When it came to a disease as threatening as cancer, timing was everything: and administering a drug that didn't work was just stealing the time of one that could.
"When we went in there, we said throw everything at us: she had everything to live for, being pregnant, and we just told the doctor we'll go with what you tell us to do.
"But you go into these things blind, really. You hope for the best, but it's not until you see the oncologist that you learn if it's worked or if it hasn't.
"And when you're put in that life-threatening situation, you want to know everything, straight away."
It's why Jen couldn't have been more in support of potentially revolutionary studies like that being led by Otago University's Professor Parry Guilford.
"Anything that could eliminate cancer, or aid in its elimination, has got to be a good thing... and she was all for that."
Other funded studies
Targeting hard-to-treat cancers: Researchers are exploring the potential of a recently-discovered antibody that targets a protein called SHON, commonly found in treatment-resistant breast tumours.
Auckland University of Technology's Dr Dongxu Liu and his team will now test whether this antibody will stop tumour growth in human cancer cells, with an ultimate aim of reaching clinical trials involving breast cancer patients.
Sparing chemo side-effects: Auckland University's Associate Professor Nuala Helsby and colleagues will pilot a test to identify patients who will suffer severe side-effects of chemotherapy drug capecitabine, typically the first treatment women with advanced breast cancer receive.
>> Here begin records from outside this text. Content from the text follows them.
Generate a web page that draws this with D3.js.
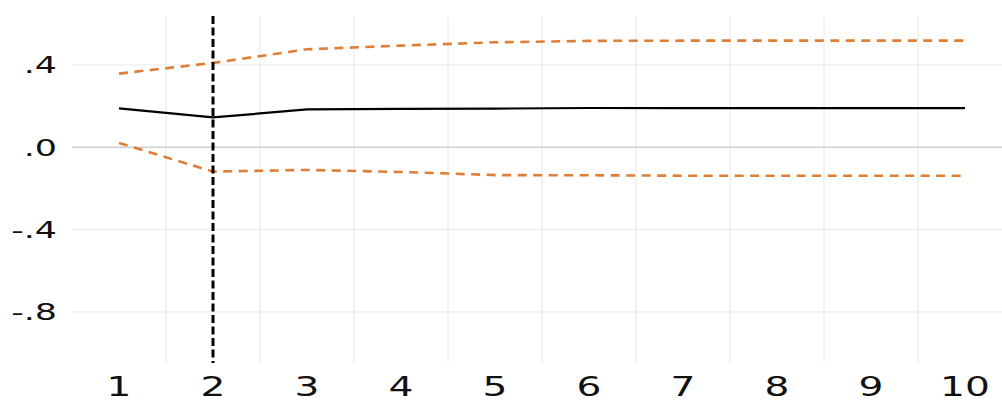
<!DOCTYPE html>
<html>
<head>
<meta charset="utf-8">
<script src="https://cdn.jsdelivr.net/npm/d3@7"></script>
<style>
  html, body { margin: 0; padding: 0; background: #fff; }
  svg { display: block; }
  text { font-family: "DejaVu Sans", Verdana, sans-serif; fill: #111; }
</style>
</head>
<body>
<svg id="chart" width="1002" height="403"></svg>
<script>
// Impulse response by horizon, with its confidence band
const horizons = [1, 2, 3, 4, 5, 6, 7, 8, 9, 10];
const irf   = [0.189, 0.145, 0.184, 0.187, 0.188, 0.191, 0.190, 0.190, 0.190, 0.190];
const upper = [0.358, 0.410, 0.476, 0.494, 0.510, 0.517, 0.518, 0.518, 0.518, 0.518];
const lower = [0.021, -0.118, -0.110, -0.120, -0.135, -0.136, -0.138, -0.138, -0.138, -0.138];
const yTicks = [0.4, 0.0, -0.4, -0.8];
const yTickLabels = [".4", ".0", "-.4", "-.8"];
const markHorizon = 2;

const svg = d3.select("#chart");
const W = 1002, H = 403;
const plot = { left: 72, right: 1012, top: 17, bottom: 363 };

const x = d3.scaleLinear().domain([0.5, 10.5]).range([plot.left, plot.right]);
const y = d3.scaleLinear().domain([-1.048, 0.633]).range([plot.bottom, plot.top]);

// grid: vertical lines between horizons
const gridX = d3.range(1.5, 10, 1);
svg.append("g").selectAll("line").data(gridX).join("line")
  .attr("x1", d => x(d)).attr("x2", d => x(d))
  .attr("y1", plot.top).attr("y2", plot.bottom)
  .attr("stroke", "#e6e6e6").attr("stroke-width", 1);

// horizontal grid
svg.append("g").selectAll("line").data(yTicks).join("line")
  .attr("x1", plot.left).attr("x2", W)
  .attr("y1", d => y(d)).attr("y2", d => y(d))
  .attr("stroke", d => d === 0 ? "#cfcfcf" : "#e8e8e8")
  .attr("stroke-width", d => d === 0 ? 1.5 : 1);

// y labels (wide glyphs)
const yl = svg.append("g").selectAll("g").data(yTicks).join("g")
  .attr("transform", d => `translate(57, ${y(d) + 8.5}) scale(1.55, 1)`);
yl.append("text")
  .attr("text-anchor", "end")
  .attr("font-size", 22.5)
  .text((d, i) => yTickLabels[i]);

// x labels
const xl = svg.append("g").selectAll("g").data(horizons).join("g")
  .attr("transform", d => `translate(${x(d)}, 396) scale(1.45, 1)`);
xl.append("text")
  .attr("text-anchor", "middle")
  .attr("font-size", 27)
  .text(d => d);

// confidence band lines
const line = vals => d3.line().x((d, i) => x(horizons[i])).y(d => y(d))(vals);
svg.append("path").attr("d", line(upper))
  .attr("fill", "none").attr("stroke", "#E07E35").attr("stroke-width", 2.6)
  .attr("stroke-dasharray", "9,6.5");
svg.append("path").attr("d", line(lower))
  .attr("fill", "none").attr("stroke", "#E07E35").attr("stroke-width", 2.6)
  .attr("stroke-dasharray", "9,6.5");

// point estimate
svg.append("path").attr("d", line(irf))
  .attr("fill", "none").attr("stroke", "#000").attr("stroke-width", 2.2);

// marker at the selected horizon
svg.append("line")
  .attr("x1", x(markHorizon)).attr("x2", x(markHorizon))
  .attr("y1", plot.top - 1).attr("y2", plot.bottom)
  .attr("stroke", "#000").attr("stroke-width", 3)
  .attr("stroke-dasharray", "8,3.5");
</script>
</body>
</html>
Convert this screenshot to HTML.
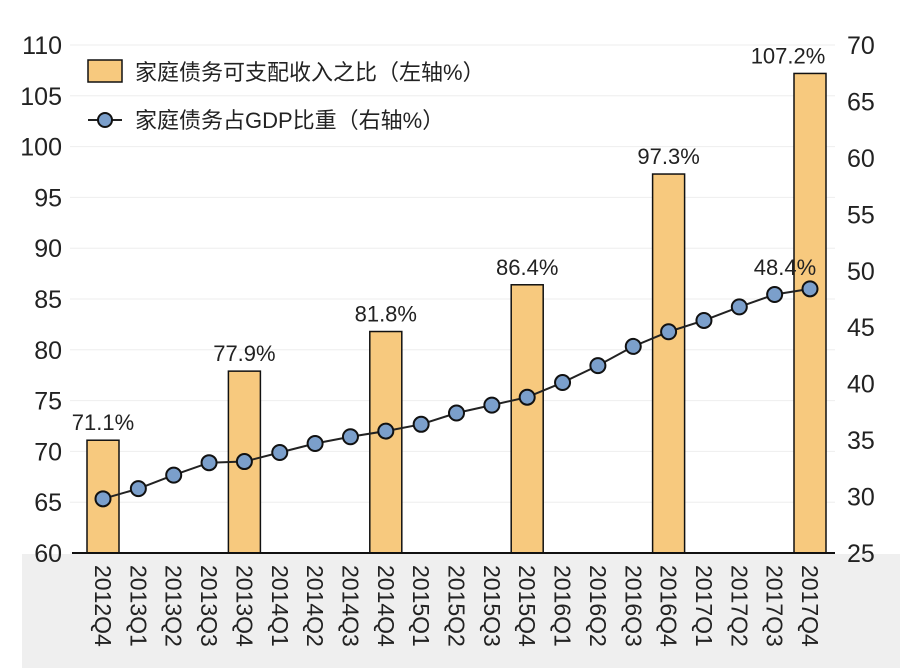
<!DOCTYPE html>
<html><head><meta charset="utf-8"><style>
body{margin:0;background:#fff;}
svg{display:block;font-family:"Liberation Sans","Noto Sans CJK SC",sans-serif;}
</style></head><body>
<svg id="chart" width="900" height="671" viewBox="0 0 900 671" xmlns="http://www.w3.org/2000/svg">
<rect x="22" y="554" width="878" height="114" fill="#efefef"/>
<g id="grid"></g><g id="bars"></g><g id="line"></g><g id="axes"></g>
<g>
<rect x="88" y="60" width="34" height="22" fill="#f7c97e" stroke="#111" stroke-width="1.5"/>
<text x="135" y="80" font-size="22" fill="#222">家庭债务可支配收入之比（左轴%）</text>
<line x1="88" y1="120" x2="122" y2="120" stroke="#222" stroke-width="2"/>
<circle cx="105" cy="120" r="7" fill="#7b9fcb" stroke="#111" stroke-width="2"/>
<text x="135" y="128" font-size="22" fill="#222">家庭债务占GDP比重（右轴%）</text>
</g>
</svg>
<script>
const categories=["2012Q4","2013Q1","2013Q2","2013Q3","2013Q4","2014Q1","2014Q2","2014Q3","2014Q4","2015Q1","2015Q2","2015Q3","2015Q4","2016Q1","2016Q2","2016Q3","2016Q4","2017Q1","2017Q2","2017Q3","2017Q4"];
const barCategories=["2012Q4","2013Q4","2014Q4","2015Q4","2016Q4","2017Q4"];
const barValues=[71.1,77.9,81.8,86.4,97.3,107.2];
const lineValues=[29.8,30.7,31.9,33.0,33.1,33.9,34.7,35.3,35.8,36.4,37.4,38.1,38.8,40.1,41.6,43.3,44.6,45.6,46.8,47.9,48.4];
const leftTicks=[60,65,70,75,80,85,90,95,100,105,110];
const rightTicks=[25,30,35,40,45,50,55,60,65,70];
const NS="http://www.w3.org/2000/svg";
const y0=553,yTop=45;
const yL=v=>y0-(v-60)/50*(y0-yTop);
const yR=v=>y0-(v-25)/45*(y0-yTop);
const xC=i=>103+i*35.35;
function mk(t,a,p){const e=document.createElementNS(NS,t);for(const k in a)e.setAttribute(k,a[k]);p.appendChild(e);return e;}
const grid=document.getElementById('grid'),bars=document.getElementById('bars'),line=document.getElementById('line'),axes=document.getElementById('axes');
leftTicks.forEach(v=>{
 const g=mk('line',{x1:70,x2:835,y1:yL(v),y2:yL(v),stroke:'#eee','stroke-width':1},grid);
 
 
 const t=mk('text',{x:62,y:yL(v)+9,'text-anchor':'end','font-size':25,fill:'#222'},axes);
 t.textContent=v;
 
 
});
rightTicks.forEach(v=>{
 const t=mk('text',{x:847,y:yR(v)+9,'font-size':25,fill:'#222'},axes);
 t.textContent=v;
 
 
});
const base=mk('line',{x1:72,x2:835,y1:y0,y2:y0,stroke:'#111','stroke-width':2},axes);


categories.forEach((c,i)=>{
 const t=mk('text',{x:0,y:0,'font-size':23,fill:'#222',transform:`translate(${xC(i)-8},565) rotate(90)`},axes);
 t.textContent=c;
 
 
});
barCategories.forEach((c,j)=>{
 const i=categories.indexOf(c),v=barValues[j];
 const r=mk('rect',{x:xC(i)-16,y:yL(v),width:32,height:y0-yL(v),fill:'#f7c97e',stroke:'#111','stroke-width':1.5},bars);
 
 
 const dx=(j===barValues.length-1)?-22:0;
 const t=mk('text',{x:xC(i)+dx,y:yL(v)-10,'text-anchor':'middle','font-size':22,fill:'#222'},bars);
 t.textContent=v+'%';
 
 
});
const pl=mk('polyline',{points:lineValues.map((v,i)=>xC(i)+','+yR(v)).join(' '),fill:'none',stroke:'#222','stroke-width':2},line);


lineValues.forEach((v,i)=>{
 const c=mk('circle',{cx:xC(i),cy:yR(v),r:7.5,fill:'#7b9fcb',stroke:'#111','stroke-width':2},line);
 
 
});
const last=lineValues.length-1;
const lt=mk('text',{x:xC(last)-25,y:yR(lineValues[last])-14,'text-anchor':'middle','font-size':22,fill:'#222'},line);
lt.textContent=lineValues[last]+'%';


</script>
</body></html>
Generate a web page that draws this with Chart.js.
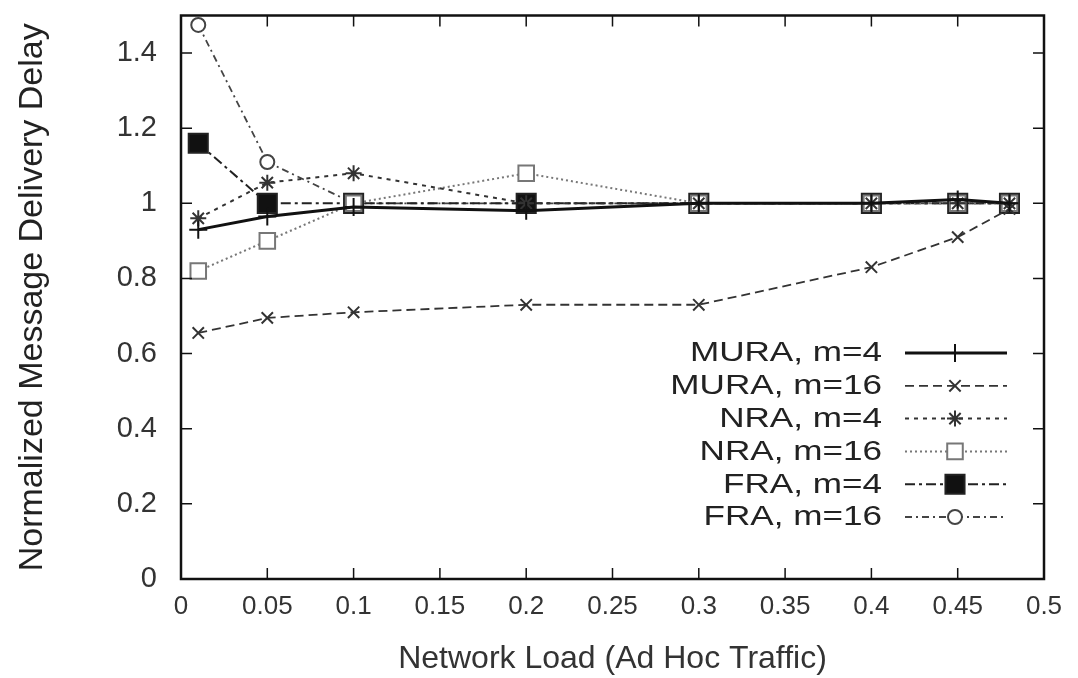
<!DOCTYPE html>
<html>
<head>
<meta charset="utf-8">
<script src="https://cdn.jsdelivr.net/npm/chart.js@4.4.1/dist/chart.umd.min.js"></script>
<style>
html, body { margin: 0; padding: 0; background: #fff; }
#wrap { width: 1078px; height: 678px; }
</style>
</head>
<body>
<div id="wrap"><canvas id="delayChart"></canvas></div>
<script>
// network load (x) and normalized delay per scheme
var loads   = [0.01, 0.05, 0.1, 0.2, 0.3, 0.4, 0.45, 0.48];
var muraM4  = [0.93, 0.965, 0.99, 0.98, 1.0, 1.0, 1.01, 1.0];
var muraM16 = [0.655, 0.695, 0.71, 0.73, 0.73, 0.83, 0.91, 0.985];
var nraM4   = [0.96, 1.055, 1.08, 1.0, 1.0, 1.0, 1.0, 1.0];
var nraM16  = [0.82, 0.90, 1.0, 1.08, 1.0, 1.0, 1.0, 1.0];
var fraM4   = [1.16, 1.0, 1.0, 1.0, 1.0, 1.0, 1.0, 1.0];
var fraM16  = [1.475, 1.11, 1.0, 1.0, 1.0, 1.0, 1.0, 1.0];

var seriesNames = ["MURA, m=4", "MURA, m=16", "NRA, m=4", "NRA, m=16", "FRA, m=4", "FRA, m=16"];
var xTicks = [0, 0.05, 0.1, 0.15, 0.2, 0.25, 0.3, 0.35, 0.4, 0.45, 0.5];
var yTicks = [0, 0.2, 0.4, 0.6, 0.8, 1, 1.2, 1.4];

var FONT = "'Liberation Sans', Arial, sans-serif";

function pts(vals) {
  return vals.map(function (v, i) { return { x: loads[i], y: v }; });
}

function series(label, vals, color, width, dash, style, radius, fill) {
  return {
    label: label,
    data: pts(vals),
    borderColor: color,
    borderWidth: width,
    borderDash: dash,
    pointStyle: style,
    pointRadius: radius,
    pointHoverRadius: radius,
    pointBorderColor: color,
    pointBorderWidth: 2,
    pointBackgroundColor: fill,
    fill: false,
    tension: 0
  };
}

var datasets = [
  series(seriesNames[0], muraM4,  '#111', 3,   [],            'cross',    9,   '#111'),
  series(seriesNames[1], muraM16, '#333', 1.8, [9, 5],        'crossRot', 8,   '#333'),
  series(seriesNames[2], nraM4,   '#333', 2,   [4, 5],        'star',     8,   '#333'),
  series(seriesNames[3], nraM16,  '#777', 2,   [2, 3],        'rect',     11,  '#fff'),
  series(seriesNames[4], fraM4,   '#222', 2,   [10, 4, 3, 4], 'rect',     13.5,'#111'),
  series(seriesNames[5], fraM16,  '#444', 1.8, [7, 4, 2, 4],  'circle',   7,   '#fff')
];

// box around the plot with inward ticks on all four sides
var frame = {
  id: 'frame',
  afterDatasetsDraw: function (chart) {
    var ctx = chart.ctx, a = chart.chartArea;
    var xs = chart.scales.x, ys = chart.scales.y;
    ctx.save();
    ctx.strokeStyle = '#111';
    ctx.lineWidth = 1.5;
    ctx.beginPath();
    xTicks.forEach(function (v) {
      var px = xs.getPixelForValue(v);
      ctx.moveTo(px, a.bottom); ctx.lineTo(px, a.bottom - 11);
      ctx.moveTo(px, a.top);    ctx.lineTo(px, a.top + 11);
    });
    yTicks.forEach(function (v) {
      var py = ys.getPixelForValue(v);
      ctx.moveTo(a.left, py);  ctx.lineTo(a.left + 11, py);
      ctx.moveTo(a.right, py); ctx.lineTo(a.right - 11, py);
    });
    ctx.stroke();
    ctx.lineWidth = 2.5;
    ctx.strokeRect(a.left, a.top, a.right - a.left, a.bottom - a.top);
    ctx.restore();
  }
};

// key inside the plot: right-aligned names, line sample with marker
var keyBox = {
  id: 'keyBox',
  afterDraw: function (chart) {
    var ctx = chart.ctx;
    var textRight = 882, lineL = 905, lineR = 1007, markX = 955;
    var top = 353, step = 32.8, stretch = 1.3;
    ctx.save();
    ctx.font = '27px ' + FONT;
    ctx.textAlign = 'right';
    ctx.textBaseline = 'middle';
    chart.data.datasets.forEach(function (ds, i) {
      var y = top + i * step;
      ctx.save();
      ctx.translate(textRight, y + 1);
      ctx.scale(stretch, 1);
      ctx.fillStyle = '#222';
      ctx.fillText(ds.label, 0, 0);
      ctx.restore();
      ctx.strokeStyle = ds.borderColor;
      ctx.lineWidth = ds.borderWidth;
      ctx.setLineDash(ds.borderDash);
      ctx.beginPath();
      ctx.moveTo(lineL, y); ctx.lineTo(lineR, y);
      ctx.stroke();
      ctx.setLineDash([]);
      if (Chart.helpers && Chart.helpers.drawPoint) {
        ctx.fillStyle = ds.pointBackgroundColor;
        ctx.strokeStyle = ds.pointBorderColor;
        ctx.lineWidth = ds.pointBorderWidth;
        Chart.helpers.drawPoint(ctx, { pointStyle: ds.pointStyle, radius: ds.pointRadius, rotation: 0, borderWidth: ds.pointBorderWidth }, markX, y);
      }
    });
    ctx.restore();
  }
};

var ctx = document.getElementById('delayChart').getContext('2d');
var delayChart = new Chart(ctx, {
  type: 'line',
  data: { datasets: datasets },
  options: {
    responsive: true,
    maintainAspectRatio: false,
    animation: false,
    layout: { padding: { left: 0, right: 34, top: 10, bottom: 0 } },
    plugins: {
      legend: { display: false },
      tooltip: { enabled: false }
    },
    scales: {
      x: {
        type: 'linear',
        min: 0,
        max: 0.5,
        afterBuildTicks: function (s) { s.ticks = xTicks.map(function (v) { return { value: v }; }); },
        afterFit: function (s) { s.height = 99; s.paddingLeft = 0; s.paddingRight = 0; },
        grid: { display: false, drawTicks: false },
        border: { display: false },
        ticks: {
          padding: 12,
          color: '#333',
          font: { family: FONT, size: 26 },
          maxRotation: 0,
          callback: function (v) { return String(+v.toFixed(2)); }
        },
        title: {
          display: true,
          text: 'Network Load (Ad Hoc Traffic)',
          color: '#333',
          font: { family: FONT, size: 32 },
          padding: { top: 0, bottom: 0 }
        }
      },
      y: {
        type: 'linear',
        min: 0,
        max: 1.5,
        afterBuildTicks: function (s) { s.ticks = yTicks.map(function (v) { return { value: v }; }); },
        afterFit: function (s) { s.width = 181; s.paddingTop = 0; s.paddingBottom = 0; },
        grid: { display: false, drawTicks: false },
        border: { display: false },
        ticks: {
          padding: 24,
          color: '#333',
          font: { family: FONT, size: 29 },
          callback: function (v) { return String(+v.toFixed(2)); }
        },
        title: {
          display: true,
          text: 'Normalized Message Delivery Delay',
          color: '#222',
          font: { family: FONT, size: 34 },
          padding: { top: 12, bottom: 0 }
        }
      }
    }
  },
  plugins: [frame, keyBox]
});
</script>
</body>
</html>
Between 5 and 10 per cent of patients experience dangerous side-effects, including blistering or severe pain in the hands and feet, diarrhoea, and even cause death.
Those who suffer them are deficient in the liver enzyme which removes the drug, along with thymine, from the bloodstream.
The researchers aim to give breast cancer patients thymine, measure how much is removed from the bloodstream and use that data to figure out whether they're deficient in this important enzyme.
A genetic test for Kadcyla: A team led by Dr Francis Hunter of Auckland University will develop a genetic test that will determine which HER2+ breast cancer patients will benefit from the new drug Kadcyla.
Approved for use but not yet publicly funded, the drug has had promising clinical trial results for patients with advanced HER2+ breast cancer, with tumours shrinking in 44 per cent of cases and patients surviving seven months longer.
The new test will identify genes that control a patient's response to Kadcyla, telling doctors who will benefit and who won't - something vital for patients with incurable conditions and little time to waste on drugs that won't help them.